Look for the line containing "Recreate this image" and the line containing "(-26.3,-26.0) rectangle (26.6,25.8);" in the entries below. Copy those two and all lines between them exactly, leaving out pictures.

************

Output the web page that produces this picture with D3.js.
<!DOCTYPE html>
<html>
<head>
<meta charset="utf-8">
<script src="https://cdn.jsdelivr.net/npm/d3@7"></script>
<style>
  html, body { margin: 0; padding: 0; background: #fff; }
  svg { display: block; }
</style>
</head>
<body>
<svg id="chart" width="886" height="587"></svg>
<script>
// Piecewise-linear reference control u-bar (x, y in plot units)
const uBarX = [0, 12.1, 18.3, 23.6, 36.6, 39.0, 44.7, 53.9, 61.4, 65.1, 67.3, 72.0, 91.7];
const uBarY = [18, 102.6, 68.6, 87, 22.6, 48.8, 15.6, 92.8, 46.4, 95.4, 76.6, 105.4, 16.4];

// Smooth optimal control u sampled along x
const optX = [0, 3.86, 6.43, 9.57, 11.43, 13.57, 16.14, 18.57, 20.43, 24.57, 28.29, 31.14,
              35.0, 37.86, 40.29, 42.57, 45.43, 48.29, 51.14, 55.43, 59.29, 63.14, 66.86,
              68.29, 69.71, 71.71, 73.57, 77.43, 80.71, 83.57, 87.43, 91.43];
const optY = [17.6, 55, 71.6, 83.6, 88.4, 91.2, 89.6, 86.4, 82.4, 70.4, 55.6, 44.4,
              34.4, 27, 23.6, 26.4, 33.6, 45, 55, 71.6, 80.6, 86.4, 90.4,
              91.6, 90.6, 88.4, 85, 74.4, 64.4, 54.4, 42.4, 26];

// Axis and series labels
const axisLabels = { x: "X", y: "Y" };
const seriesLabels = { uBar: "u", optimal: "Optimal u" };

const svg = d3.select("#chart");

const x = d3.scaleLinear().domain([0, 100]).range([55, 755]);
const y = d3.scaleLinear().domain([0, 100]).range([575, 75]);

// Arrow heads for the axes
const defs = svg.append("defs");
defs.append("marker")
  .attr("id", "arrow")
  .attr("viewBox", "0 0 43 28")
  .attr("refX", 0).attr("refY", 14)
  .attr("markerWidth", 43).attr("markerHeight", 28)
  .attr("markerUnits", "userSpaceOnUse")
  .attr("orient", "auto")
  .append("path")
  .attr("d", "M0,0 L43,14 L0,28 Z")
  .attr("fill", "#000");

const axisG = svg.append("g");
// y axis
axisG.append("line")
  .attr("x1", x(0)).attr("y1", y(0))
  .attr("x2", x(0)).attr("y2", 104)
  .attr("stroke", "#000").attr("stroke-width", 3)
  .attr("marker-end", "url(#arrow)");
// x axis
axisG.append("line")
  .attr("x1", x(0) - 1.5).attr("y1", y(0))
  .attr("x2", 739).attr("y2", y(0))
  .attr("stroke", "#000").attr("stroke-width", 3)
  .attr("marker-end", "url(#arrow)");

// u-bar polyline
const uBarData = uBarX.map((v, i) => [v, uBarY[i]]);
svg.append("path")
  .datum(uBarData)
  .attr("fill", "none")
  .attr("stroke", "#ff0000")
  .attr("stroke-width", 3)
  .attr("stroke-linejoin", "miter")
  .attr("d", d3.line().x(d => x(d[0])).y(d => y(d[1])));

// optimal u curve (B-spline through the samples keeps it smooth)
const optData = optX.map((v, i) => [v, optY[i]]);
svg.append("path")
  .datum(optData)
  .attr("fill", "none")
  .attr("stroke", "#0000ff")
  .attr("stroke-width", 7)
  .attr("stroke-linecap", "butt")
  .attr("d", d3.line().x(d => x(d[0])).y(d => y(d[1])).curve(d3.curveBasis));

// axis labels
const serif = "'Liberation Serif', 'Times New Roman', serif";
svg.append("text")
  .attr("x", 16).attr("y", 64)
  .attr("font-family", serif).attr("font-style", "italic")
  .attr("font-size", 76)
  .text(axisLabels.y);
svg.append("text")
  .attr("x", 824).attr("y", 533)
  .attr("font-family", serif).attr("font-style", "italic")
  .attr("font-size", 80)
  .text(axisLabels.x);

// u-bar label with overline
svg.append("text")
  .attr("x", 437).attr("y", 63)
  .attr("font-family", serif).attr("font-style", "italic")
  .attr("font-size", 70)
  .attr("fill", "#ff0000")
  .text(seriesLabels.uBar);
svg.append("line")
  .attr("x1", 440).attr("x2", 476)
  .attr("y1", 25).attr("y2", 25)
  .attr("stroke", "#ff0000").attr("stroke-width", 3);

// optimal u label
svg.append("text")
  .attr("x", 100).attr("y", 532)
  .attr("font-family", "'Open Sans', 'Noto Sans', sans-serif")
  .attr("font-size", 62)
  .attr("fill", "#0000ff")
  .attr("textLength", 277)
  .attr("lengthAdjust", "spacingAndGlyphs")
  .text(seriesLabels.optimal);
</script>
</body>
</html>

************

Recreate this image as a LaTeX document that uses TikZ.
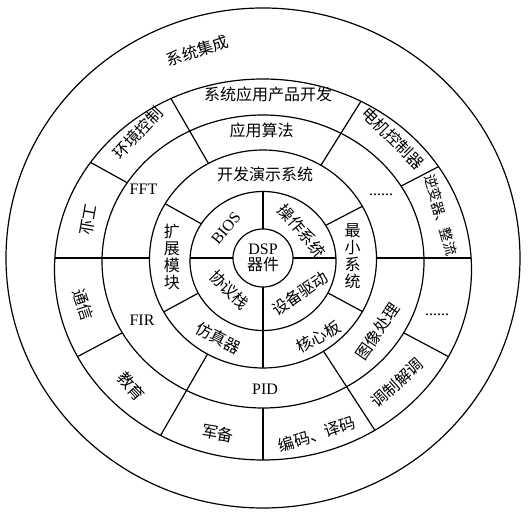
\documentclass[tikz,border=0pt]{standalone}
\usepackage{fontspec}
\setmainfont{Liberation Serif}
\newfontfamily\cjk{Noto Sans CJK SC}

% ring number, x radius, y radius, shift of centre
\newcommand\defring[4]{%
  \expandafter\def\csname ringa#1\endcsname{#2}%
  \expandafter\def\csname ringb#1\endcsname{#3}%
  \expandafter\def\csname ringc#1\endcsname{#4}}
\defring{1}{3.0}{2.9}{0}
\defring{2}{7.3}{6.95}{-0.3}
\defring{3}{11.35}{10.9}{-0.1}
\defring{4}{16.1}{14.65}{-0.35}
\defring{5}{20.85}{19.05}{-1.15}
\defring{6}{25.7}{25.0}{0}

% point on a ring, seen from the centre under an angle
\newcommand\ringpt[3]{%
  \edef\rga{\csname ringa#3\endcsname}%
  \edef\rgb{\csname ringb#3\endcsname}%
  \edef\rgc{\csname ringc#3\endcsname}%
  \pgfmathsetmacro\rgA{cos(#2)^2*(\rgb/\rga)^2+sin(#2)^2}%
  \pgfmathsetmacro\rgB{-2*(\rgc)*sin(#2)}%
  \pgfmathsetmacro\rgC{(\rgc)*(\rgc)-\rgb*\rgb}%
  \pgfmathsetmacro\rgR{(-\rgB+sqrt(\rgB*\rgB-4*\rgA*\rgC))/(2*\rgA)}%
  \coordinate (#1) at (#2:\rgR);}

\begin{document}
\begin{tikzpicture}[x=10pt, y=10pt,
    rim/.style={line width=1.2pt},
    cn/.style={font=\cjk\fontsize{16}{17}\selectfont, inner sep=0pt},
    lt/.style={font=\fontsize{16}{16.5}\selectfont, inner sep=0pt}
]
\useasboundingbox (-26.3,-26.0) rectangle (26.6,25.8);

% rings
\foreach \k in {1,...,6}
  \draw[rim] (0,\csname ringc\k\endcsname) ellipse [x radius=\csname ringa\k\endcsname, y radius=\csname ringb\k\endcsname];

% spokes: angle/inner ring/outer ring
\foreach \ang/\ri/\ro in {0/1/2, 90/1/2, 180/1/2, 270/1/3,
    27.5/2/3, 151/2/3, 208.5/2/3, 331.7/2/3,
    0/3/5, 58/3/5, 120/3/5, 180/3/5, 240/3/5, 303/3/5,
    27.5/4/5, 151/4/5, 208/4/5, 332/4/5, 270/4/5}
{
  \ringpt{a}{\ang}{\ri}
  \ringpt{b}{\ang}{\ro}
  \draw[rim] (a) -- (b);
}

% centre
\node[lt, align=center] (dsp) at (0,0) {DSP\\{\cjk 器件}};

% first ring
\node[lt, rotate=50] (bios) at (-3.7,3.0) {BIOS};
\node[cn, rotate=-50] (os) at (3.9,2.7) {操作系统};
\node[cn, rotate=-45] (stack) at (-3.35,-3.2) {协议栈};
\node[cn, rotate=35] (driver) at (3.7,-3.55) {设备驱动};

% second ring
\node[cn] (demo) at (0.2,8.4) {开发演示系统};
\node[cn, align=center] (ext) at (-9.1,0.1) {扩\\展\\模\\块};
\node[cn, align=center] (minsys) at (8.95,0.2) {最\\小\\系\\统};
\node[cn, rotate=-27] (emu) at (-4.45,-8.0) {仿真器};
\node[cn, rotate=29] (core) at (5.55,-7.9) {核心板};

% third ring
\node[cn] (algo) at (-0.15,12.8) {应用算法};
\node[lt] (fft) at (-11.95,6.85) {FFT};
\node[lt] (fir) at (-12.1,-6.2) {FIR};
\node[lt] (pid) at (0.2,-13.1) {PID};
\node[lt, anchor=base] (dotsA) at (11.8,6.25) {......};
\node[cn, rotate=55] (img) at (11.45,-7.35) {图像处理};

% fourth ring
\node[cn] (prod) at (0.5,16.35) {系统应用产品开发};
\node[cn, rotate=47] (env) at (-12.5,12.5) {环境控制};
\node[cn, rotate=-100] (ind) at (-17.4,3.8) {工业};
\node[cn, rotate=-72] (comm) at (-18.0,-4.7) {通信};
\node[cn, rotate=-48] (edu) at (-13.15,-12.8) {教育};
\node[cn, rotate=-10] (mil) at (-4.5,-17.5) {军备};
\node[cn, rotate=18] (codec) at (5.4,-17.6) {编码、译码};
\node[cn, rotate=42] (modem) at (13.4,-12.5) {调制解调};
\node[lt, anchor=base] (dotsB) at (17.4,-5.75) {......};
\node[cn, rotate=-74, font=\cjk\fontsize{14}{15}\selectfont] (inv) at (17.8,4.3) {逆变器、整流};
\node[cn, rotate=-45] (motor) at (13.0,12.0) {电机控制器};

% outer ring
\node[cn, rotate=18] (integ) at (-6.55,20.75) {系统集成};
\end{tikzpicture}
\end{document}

************

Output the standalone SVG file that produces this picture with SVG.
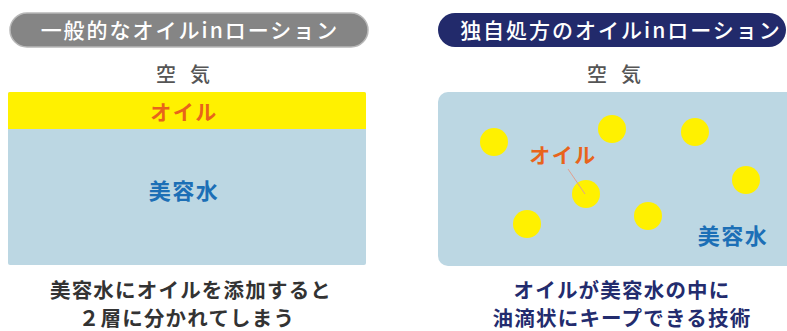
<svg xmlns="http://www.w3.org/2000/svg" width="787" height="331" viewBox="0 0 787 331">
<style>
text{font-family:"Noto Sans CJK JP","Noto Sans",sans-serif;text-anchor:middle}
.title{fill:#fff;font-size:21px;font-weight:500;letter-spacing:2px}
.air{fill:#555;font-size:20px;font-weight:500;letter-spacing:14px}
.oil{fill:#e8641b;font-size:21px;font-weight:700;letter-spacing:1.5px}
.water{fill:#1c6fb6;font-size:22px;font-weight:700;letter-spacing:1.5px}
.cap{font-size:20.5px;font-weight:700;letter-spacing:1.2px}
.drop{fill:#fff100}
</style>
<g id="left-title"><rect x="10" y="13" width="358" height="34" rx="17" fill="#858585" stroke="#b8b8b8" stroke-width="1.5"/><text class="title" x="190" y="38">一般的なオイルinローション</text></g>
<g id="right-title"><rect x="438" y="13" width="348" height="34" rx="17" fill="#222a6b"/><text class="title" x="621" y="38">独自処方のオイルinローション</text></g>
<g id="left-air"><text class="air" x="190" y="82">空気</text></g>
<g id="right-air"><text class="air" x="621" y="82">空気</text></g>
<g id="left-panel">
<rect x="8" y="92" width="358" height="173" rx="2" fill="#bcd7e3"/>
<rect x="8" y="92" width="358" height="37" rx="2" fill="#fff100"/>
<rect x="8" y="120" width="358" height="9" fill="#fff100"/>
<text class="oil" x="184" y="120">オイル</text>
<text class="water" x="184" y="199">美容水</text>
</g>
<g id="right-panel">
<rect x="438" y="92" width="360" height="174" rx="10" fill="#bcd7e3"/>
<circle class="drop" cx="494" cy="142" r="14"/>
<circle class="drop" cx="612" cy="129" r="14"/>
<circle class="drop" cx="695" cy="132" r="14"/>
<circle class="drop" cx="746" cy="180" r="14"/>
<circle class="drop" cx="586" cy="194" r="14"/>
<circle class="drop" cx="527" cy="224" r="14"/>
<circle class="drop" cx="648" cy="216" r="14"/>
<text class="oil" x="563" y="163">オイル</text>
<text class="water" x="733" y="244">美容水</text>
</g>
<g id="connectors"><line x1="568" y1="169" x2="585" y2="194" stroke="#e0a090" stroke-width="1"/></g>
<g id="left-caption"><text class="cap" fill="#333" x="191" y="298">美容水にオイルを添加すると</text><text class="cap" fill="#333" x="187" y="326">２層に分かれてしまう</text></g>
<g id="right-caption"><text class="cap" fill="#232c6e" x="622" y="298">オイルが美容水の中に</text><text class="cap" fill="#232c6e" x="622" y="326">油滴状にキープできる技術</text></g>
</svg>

************

■ Result of this task ■
Recreate this image as a LaTeX document that uses TikZ.
\documentclass[tikz,border=0pt]{standalone}
\usepackage{fontspec}
\setmainfont{Liberation Serif}
\newfontfamily\cjk{Noto Sans CJK SC}

% ring number, x radius, y radius, shift of centre
\newcommand\defring[4]{%
  \expandafter\def\csname ringa#1\endcsname{#2}%
  \expandafter\def\csname ringb#1\endcsname{#3}%
  \expandafter\def\csname ringc#1\endcsname{#4}}
\defring{1}{3.0}{2.9}{0}
\defring{2}{7.3}{6.95}{-0.3}
\defring{3}{11.35}{10.9}{-0.1}
\defring{4}{16.1}{14.65}{-0.35}
\defring{5}{20.85}{19.05}{-1.15}
\defring{6}{25.7}{25.0}{0}

% point on a ring, seen from the centre under an angle
\newcommand\ringpt[3]{%
  \edef\rga{\csname ringa#3\endcsname}%
  \edef\rgb{\csname ringb#3\endcsname}%
  \edef\rgc{\csname ringc#3\endcsname}%
  \pgfmathsetmacro\rgA{cos(#2)^2*(\rgb/\rga)^2+sin(#2)^2}%
  \pgfmathsetmacro\rgB{-2*(\rgc)*sin(#2)}%
  \pgfmathsetmacro\rgC{(\rgc)*(\rgc)-\rgb*\rgb}%
  \pgfmathsetmacro\rgR{(-\rgB+sqrt(\rgB*\rgB-4*\rgA*\rgC))/(2*\rgA)}%
  \coordinate (#1) at (#2:\rgR);}

\begin{document}
\begin{tikzpicture}[x=10pt, y=10pt,
    rim/.style={line width=1.2pt},
    cn/.style={font=\cjk\fontsize{16}{17}\selectfont, inner sep=0pt},
    lt/.style={font=\fontsize{16}{16.5}\selectfont, inner sep=0pt}
]
\useasboundingbox (-26.3,-26.0) rectangle (26.6,25.8);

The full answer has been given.